• WHAT IS BEING ASKED: Find, in the records below, the line that contains "Recreate this image as a LaTeX" and the line that contains "(outpatienttext) at (368,1)". Copy those two lines and everything between them exactly, but not the pictures.

[start of INPUT]

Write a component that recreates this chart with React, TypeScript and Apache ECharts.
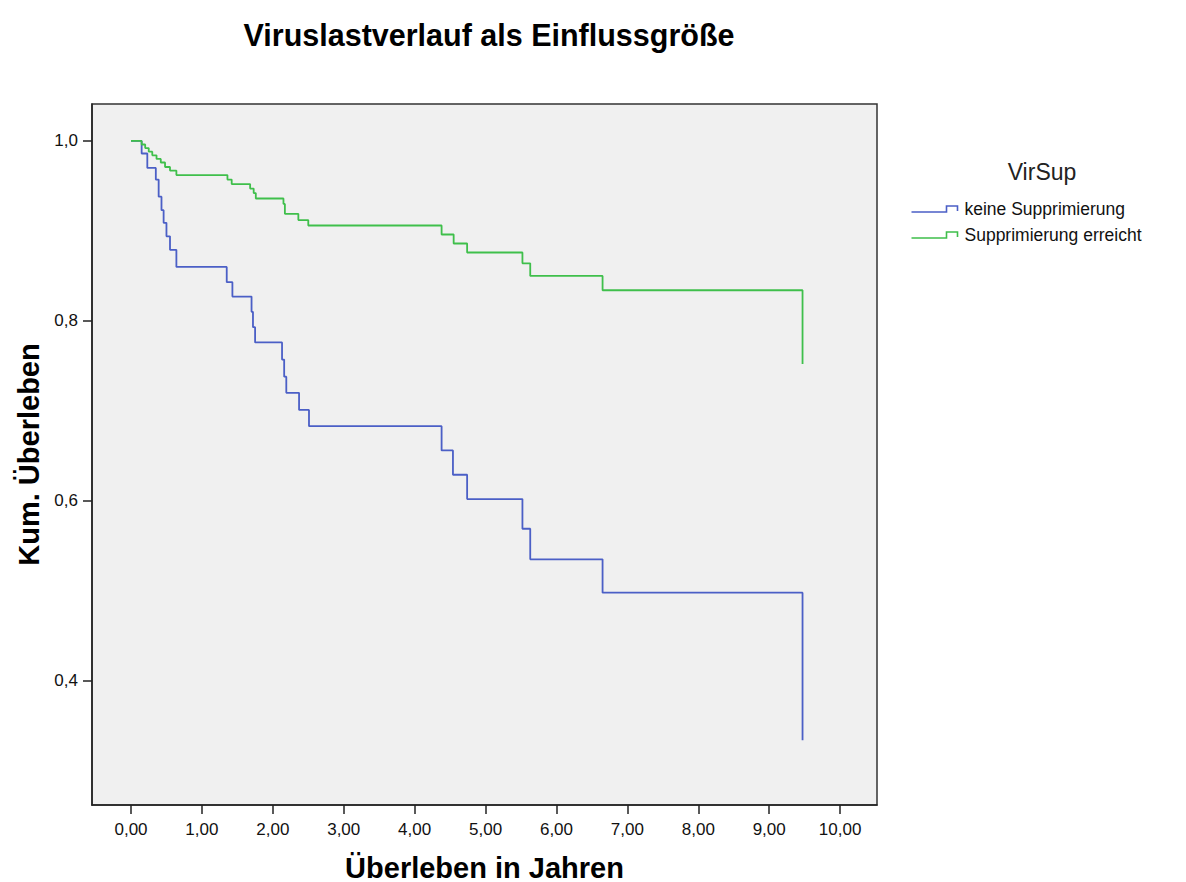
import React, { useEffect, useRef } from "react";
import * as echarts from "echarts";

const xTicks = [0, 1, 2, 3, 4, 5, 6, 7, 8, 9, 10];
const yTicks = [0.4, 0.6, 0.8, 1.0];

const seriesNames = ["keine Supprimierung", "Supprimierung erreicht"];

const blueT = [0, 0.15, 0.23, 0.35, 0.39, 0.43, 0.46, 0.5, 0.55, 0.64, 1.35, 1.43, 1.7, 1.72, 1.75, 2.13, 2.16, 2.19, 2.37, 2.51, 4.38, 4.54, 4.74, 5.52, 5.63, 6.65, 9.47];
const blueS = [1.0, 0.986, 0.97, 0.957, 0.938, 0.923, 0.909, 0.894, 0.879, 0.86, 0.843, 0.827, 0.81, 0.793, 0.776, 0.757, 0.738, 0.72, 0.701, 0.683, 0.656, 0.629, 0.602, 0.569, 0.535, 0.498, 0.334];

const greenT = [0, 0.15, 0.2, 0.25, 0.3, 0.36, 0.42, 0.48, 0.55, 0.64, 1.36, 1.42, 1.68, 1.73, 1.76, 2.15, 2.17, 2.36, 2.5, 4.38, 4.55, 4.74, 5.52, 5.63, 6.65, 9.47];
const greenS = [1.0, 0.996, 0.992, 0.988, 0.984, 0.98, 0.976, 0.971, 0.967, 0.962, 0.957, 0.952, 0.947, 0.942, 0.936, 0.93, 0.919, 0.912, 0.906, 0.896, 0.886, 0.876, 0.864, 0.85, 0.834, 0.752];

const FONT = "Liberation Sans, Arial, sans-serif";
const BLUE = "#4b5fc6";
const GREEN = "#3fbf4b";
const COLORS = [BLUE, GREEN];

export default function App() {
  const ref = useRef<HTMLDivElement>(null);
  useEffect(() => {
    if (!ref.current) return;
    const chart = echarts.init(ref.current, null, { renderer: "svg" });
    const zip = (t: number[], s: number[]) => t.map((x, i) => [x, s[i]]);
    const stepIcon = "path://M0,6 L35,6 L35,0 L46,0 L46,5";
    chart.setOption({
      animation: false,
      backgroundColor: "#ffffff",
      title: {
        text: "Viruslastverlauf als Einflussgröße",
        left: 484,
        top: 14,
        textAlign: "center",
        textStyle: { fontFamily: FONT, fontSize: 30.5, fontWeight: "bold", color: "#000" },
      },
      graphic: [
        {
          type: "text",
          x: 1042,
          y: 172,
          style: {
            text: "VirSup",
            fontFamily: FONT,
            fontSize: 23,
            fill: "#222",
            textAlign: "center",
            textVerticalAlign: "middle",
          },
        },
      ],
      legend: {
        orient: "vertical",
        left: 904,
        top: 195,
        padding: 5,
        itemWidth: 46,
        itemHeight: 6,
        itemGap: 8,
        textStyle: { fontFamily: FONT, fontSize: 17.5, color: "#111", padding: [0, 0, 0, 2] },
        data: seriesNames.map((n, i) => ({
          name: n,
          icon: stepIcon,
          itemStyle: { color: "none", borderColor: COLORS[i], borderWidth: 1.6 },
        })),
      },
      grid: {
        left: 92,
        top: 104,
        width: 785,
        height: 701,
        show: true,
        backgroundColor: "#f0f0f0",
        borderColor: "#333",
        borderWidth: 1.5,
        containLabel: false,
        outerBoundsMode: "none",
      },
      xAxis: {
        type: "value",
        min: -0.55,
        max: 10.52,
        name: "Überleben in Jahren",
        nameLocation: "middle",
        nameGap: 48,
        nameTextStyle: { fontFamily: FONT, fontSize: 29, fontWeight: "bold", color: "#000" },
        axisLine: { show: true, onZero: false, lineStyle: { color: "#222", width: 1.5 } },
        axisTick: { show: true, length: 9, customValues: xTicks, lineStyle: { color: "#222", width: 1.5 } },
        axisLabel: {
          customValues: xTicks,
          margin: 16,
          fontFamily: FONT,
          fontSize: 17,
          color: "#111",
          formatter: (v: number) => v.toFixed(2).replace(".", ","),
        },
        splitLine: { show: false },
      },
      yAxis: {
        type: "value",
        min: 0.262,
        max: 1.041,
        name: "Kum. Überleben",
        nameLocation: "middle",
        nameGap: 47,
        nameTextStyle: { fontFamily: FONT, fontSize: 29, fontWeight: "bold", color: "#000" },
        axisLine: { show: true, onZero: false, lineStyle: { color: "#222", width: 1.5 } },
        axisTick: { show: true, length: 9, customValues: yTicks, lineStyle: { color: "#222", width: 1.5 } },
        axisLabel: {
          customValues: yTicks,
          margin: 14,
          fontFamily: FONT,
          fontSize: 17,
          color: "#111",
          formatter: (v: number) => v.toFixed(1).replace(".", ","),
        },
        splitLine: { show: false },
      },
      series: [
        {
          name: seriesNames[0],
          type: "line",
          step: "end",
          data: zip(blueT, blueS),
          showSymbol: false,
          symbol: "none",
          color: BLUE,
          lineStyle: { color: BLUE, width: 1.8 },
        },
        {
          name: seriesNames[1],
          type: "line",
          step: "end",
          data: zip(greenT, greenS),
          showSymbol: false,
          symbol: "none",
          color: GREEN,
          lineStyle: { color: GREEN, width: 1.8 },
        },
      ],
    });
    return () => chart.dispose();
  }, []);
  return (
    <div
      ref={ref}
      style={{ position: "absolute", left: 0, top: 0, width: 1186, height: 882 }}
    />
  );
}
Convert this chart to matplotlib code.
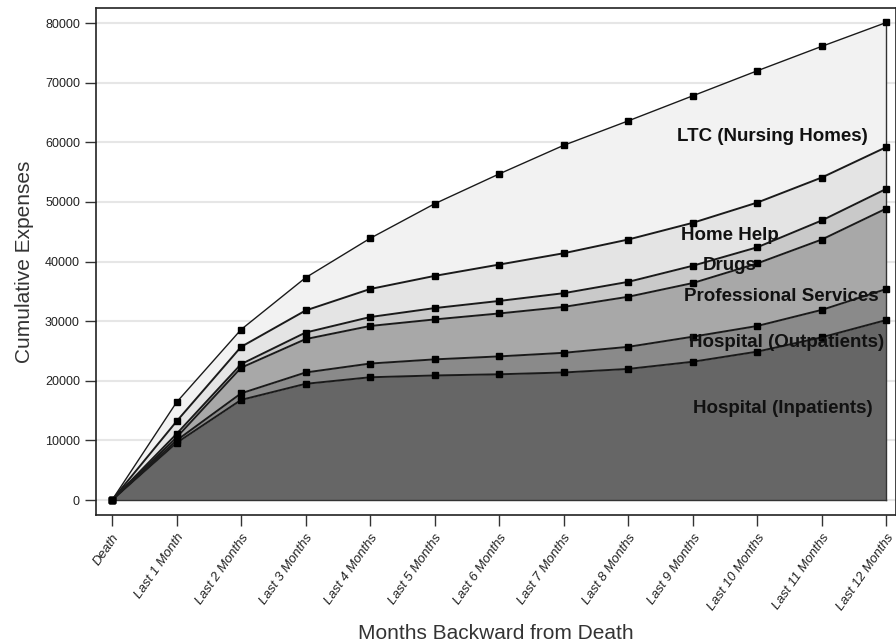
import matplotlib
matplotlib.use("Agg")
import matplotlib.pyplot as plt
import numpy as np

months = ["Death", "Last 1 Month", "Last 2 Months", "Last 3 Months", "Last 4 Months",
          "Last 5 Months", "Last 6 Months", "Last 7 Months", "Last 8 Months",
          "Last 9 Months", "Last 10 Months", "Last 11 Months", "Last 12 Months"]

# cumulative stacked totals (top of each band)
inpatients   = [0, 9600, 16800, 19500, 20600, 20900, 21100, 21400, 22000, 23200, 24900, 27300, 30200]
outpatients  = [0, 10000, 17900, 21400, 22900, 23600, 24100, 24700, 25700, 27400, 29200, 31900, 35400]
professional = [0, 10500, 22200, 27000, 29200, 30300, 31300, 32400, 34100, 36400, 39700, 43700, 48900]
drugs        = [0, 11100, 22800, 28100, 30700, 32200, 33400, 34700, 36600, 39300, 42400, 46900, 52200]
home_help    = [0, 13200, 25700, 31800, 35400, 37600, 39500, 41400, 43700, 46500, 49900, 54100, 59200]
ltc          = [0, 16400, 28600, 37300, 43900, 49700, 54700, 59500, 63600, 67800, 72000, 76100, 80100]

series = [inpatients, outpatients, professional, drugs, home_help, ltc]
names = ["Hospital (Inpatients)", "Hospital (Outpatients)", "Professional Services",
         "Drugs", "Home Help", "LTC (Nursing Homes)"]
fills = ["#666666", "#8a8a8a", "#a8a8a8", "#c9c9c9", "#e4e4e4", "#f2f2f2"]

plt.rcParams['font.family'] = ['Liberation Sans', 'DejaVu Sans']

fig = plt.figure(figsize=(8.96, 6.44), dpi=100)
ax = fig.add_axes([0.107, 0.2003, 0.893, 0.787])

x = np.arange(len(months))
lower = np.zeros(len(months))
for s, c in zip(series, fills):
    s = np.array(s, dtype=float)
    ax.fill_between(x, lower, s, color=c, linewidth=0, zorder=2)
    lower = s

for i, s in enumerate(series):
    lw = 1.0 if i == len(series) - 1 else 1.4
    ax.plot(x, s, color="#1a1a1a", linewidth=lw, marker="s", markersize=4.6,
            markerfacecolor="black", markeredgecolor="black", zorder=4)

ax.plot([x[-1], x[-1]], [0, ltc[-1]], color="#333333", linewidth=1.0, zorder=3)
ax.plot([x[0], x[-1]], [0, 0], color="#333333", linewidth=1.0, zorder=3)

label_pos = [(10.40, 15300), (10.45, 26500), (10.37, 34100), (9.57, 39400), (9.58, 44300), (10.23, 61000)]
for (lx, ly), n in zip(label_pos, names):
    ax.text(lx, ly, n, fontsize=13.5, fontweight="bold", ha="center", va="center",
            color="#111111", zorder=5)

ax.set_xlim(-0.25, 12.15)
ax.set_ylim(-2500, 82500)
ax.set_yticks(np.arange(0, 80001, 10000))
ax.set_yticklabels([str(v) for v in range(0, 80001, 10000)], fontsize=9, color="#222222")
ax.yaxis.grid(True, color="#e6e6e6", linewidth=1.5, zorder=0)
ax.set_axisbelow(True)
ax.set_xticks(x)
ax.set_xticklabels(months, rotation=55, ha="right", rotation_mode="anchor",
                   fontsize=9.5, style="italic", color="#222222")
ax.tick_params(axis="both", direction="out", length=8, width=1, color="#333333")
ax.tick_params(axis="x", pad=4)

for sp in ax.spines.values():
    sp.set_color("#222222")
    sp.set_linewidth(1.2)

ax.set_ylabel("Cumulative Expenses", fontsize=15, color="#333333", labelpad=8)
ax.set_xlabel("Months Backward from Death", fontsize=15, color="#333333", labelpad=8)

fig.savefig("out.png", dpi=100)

[end of INPUT]
[start of INPUT]

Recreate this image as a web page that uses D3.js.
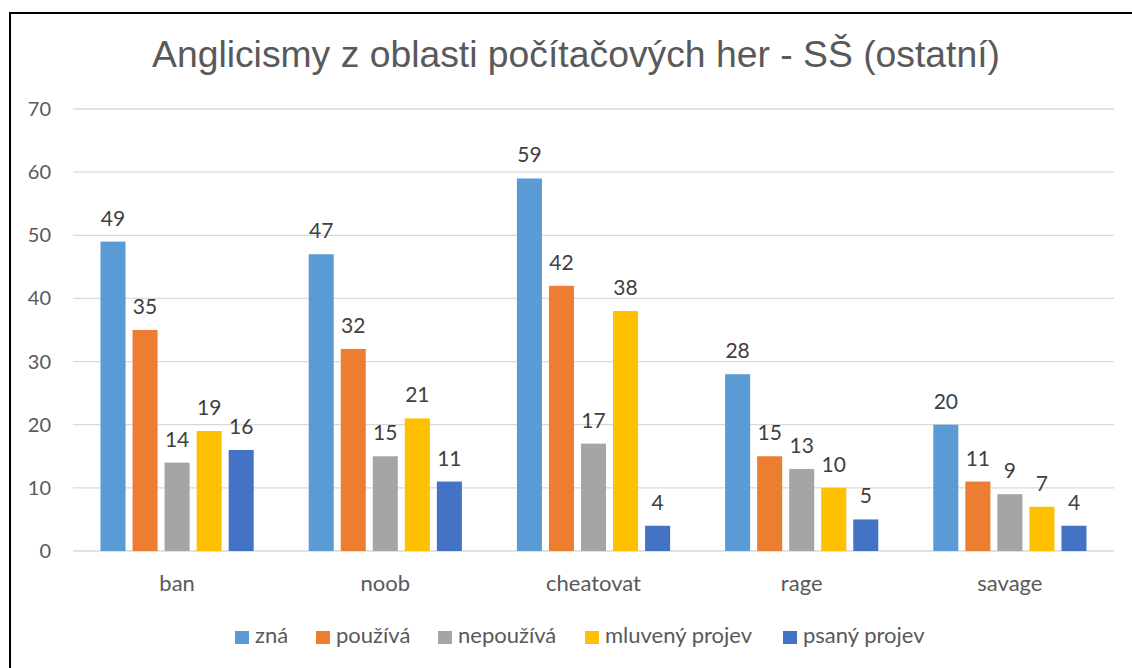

[end of INPUT]
[start of INPUT]

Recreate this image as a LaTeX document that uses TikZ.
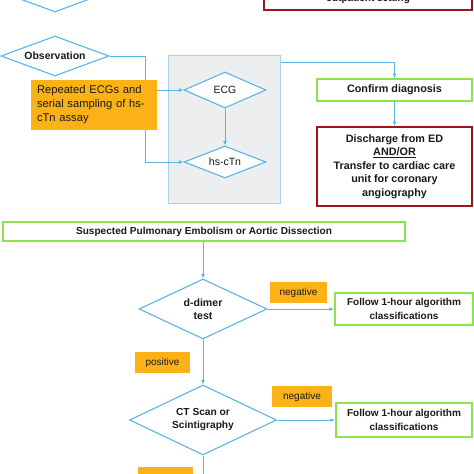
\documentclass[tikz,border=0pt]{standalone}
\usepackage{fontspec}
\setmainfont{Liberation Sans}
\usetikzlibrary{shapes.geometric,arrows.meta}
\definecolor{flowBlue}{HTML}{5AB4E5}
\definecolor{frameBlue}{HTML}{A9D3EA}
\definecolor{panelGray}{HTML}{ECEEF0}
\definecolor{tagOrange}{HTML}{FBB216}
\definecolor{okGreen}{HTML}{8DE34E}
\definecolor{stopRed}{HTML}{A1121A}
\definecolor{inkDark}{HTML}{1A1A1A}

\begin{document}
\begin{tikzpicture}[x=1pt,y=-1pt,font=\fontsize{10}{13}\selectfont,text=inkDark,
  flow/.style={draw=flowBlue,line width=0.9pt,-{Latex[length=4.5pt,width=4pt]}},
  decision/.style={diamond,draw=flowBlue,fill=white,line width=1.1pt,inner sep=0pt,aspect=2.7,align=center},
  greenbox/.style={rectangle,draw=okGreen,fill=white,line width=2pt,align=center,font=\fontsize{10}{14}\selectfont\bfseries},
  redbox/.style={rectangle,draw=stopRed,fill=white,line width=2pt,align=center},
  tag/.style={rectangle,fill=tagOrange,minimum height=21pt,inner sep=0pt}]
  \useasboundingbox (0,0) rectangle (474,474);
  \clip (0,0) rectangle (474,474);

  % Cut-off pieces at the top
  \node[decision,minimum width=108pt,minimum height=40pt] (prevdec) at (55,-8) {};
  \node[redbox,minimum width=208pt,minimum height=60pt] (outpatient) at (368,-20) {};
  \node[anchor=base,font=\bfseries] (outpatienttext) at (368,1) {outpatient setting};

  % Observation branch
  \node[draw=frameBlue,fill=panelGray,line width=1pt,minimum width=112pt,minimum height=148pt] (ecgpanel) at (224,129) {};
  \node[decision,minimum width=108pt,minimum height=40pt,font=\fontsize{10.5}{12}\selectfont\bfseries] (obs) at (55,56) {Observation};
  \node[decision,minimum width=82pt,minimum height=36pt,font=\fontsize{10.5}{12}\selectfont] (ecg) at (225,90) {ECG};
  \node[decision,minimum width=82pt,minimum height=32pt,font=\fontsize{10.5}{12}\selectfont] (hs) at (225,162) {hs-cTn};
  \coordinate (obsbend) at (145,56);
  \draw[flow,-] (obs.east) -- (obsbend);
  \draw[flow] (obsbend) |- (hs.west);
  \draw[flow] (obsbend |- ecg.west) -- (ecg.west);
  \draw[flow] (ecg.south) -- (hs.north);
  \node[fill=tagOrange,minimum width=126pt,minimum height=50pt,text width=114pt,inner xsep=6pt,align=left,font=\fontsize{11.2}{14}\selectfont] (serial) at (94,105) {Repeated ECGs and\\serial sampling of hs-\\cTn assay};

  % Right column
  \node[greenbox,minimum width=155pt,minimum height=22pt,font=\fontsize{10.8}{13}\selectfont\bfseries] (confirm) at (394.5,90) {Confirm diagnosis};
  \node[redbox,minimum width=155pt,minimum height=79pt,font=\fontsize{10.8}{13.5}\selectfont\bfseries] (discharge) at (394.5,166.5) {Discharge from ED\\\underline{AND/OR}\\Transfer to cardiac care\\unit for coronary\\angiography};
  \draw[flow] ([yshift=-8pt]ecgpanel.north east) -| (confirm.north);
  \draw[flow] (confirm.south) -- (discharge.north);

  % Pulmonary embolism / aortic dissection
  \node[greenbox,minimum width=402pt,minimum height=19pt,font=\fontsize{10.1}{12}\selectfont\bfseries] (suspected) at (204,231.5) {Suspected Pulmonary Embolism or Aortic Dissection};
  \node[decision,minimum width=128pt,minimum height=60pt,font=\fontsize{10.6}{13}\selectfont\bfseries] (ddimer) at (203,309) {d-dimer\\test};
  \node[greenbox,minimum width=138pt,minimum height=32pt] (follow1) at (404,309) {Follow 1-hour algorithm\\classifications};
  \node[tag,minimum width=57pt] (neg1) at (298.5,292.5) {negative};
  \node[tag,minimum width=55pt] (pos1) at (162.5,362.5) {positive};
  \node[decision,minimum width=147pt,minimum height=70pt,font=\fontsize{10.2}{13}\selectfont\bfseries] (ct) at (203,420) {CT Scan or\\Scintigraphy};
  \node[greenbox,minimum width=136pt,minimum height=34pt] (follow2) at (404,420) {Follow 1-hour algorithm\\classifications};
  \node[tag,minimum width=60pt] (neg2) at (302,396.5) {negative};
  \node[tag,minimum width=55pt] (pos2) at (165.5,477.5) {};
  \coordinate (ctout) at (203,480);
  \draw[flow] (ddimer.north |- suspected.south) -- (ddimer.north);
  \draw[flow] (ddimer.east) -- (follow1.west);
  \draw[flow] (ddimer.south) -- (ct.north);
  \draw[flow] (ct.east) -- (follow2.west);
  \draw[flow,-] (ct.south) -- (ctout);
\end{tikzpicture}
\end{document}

[end of INPUT]

• FULL ANSWER:
Recreate this image as a LaTeX document that uses TikZ.
\documentclass[tikz,border=0pt]{standalone}
\usepackage{fontspec}
\setmainfont{Liberation Sans}
\usetikzlibrary{shapes.geometric,arrows.meta}
\definecolor{flowBlue}{HTML}{5AB4E5}
\definecolor{frameBlue}{HTML}{A9D3EA}
\definecolor{panelGray}{HTML}{ECEEF0}
\definecolor{tagOrange}{HTML}{FBB216}
\definecolor{okGreen}{HTML}{8DE34E}
\definecolor{stopRed}{HTML}{A1121A}
\definecolor{inkDark}{HTML}{1A1A1A}

\begin{document}
\begin{tikzpicture}[x=1pt,y=-1pt,font=\fontsize{10}{13}\selectfont,text=inkDark,
  flow/.style={draw=flowBlue,line width=0.9pt,-{Latex[length=4.5pt,width=4pt]}},
  decision/.style={diamond,draw=flowBlue,fill=white,line width=1.1pt,inner sep=0pt,aspect=2.7,align=center},
  greenbox/.style={rectangle,draw=okGreen,fill=white,line width=2pt,align=center,font=\fontsize{10}{14}\selectfont\bfseries},
  redbox/.style={rectangle,draw=stopRed,fill=white,line width=2pt,align=center},
  tag/.style={rectangle,fill=tagOrange,minimum height=21pt,inner sep=0pt}]
  \useasboundingbox (0,0) rectangle (474,474);
  \clip (0,0) rectangle (474,474);

  % Cut-off pieces at the top
  \node[decision,minimum width=108pt,minimum height=40pt] (prevdec) at (55,-8) {};
  \node[redbox,minimum width=208pt,minimum height=60pt] (outpatient) at (368,-20) {};
  \node[anchor=base,font=\bfseries] (outpatienttext) at (368,1) {outpatient setting};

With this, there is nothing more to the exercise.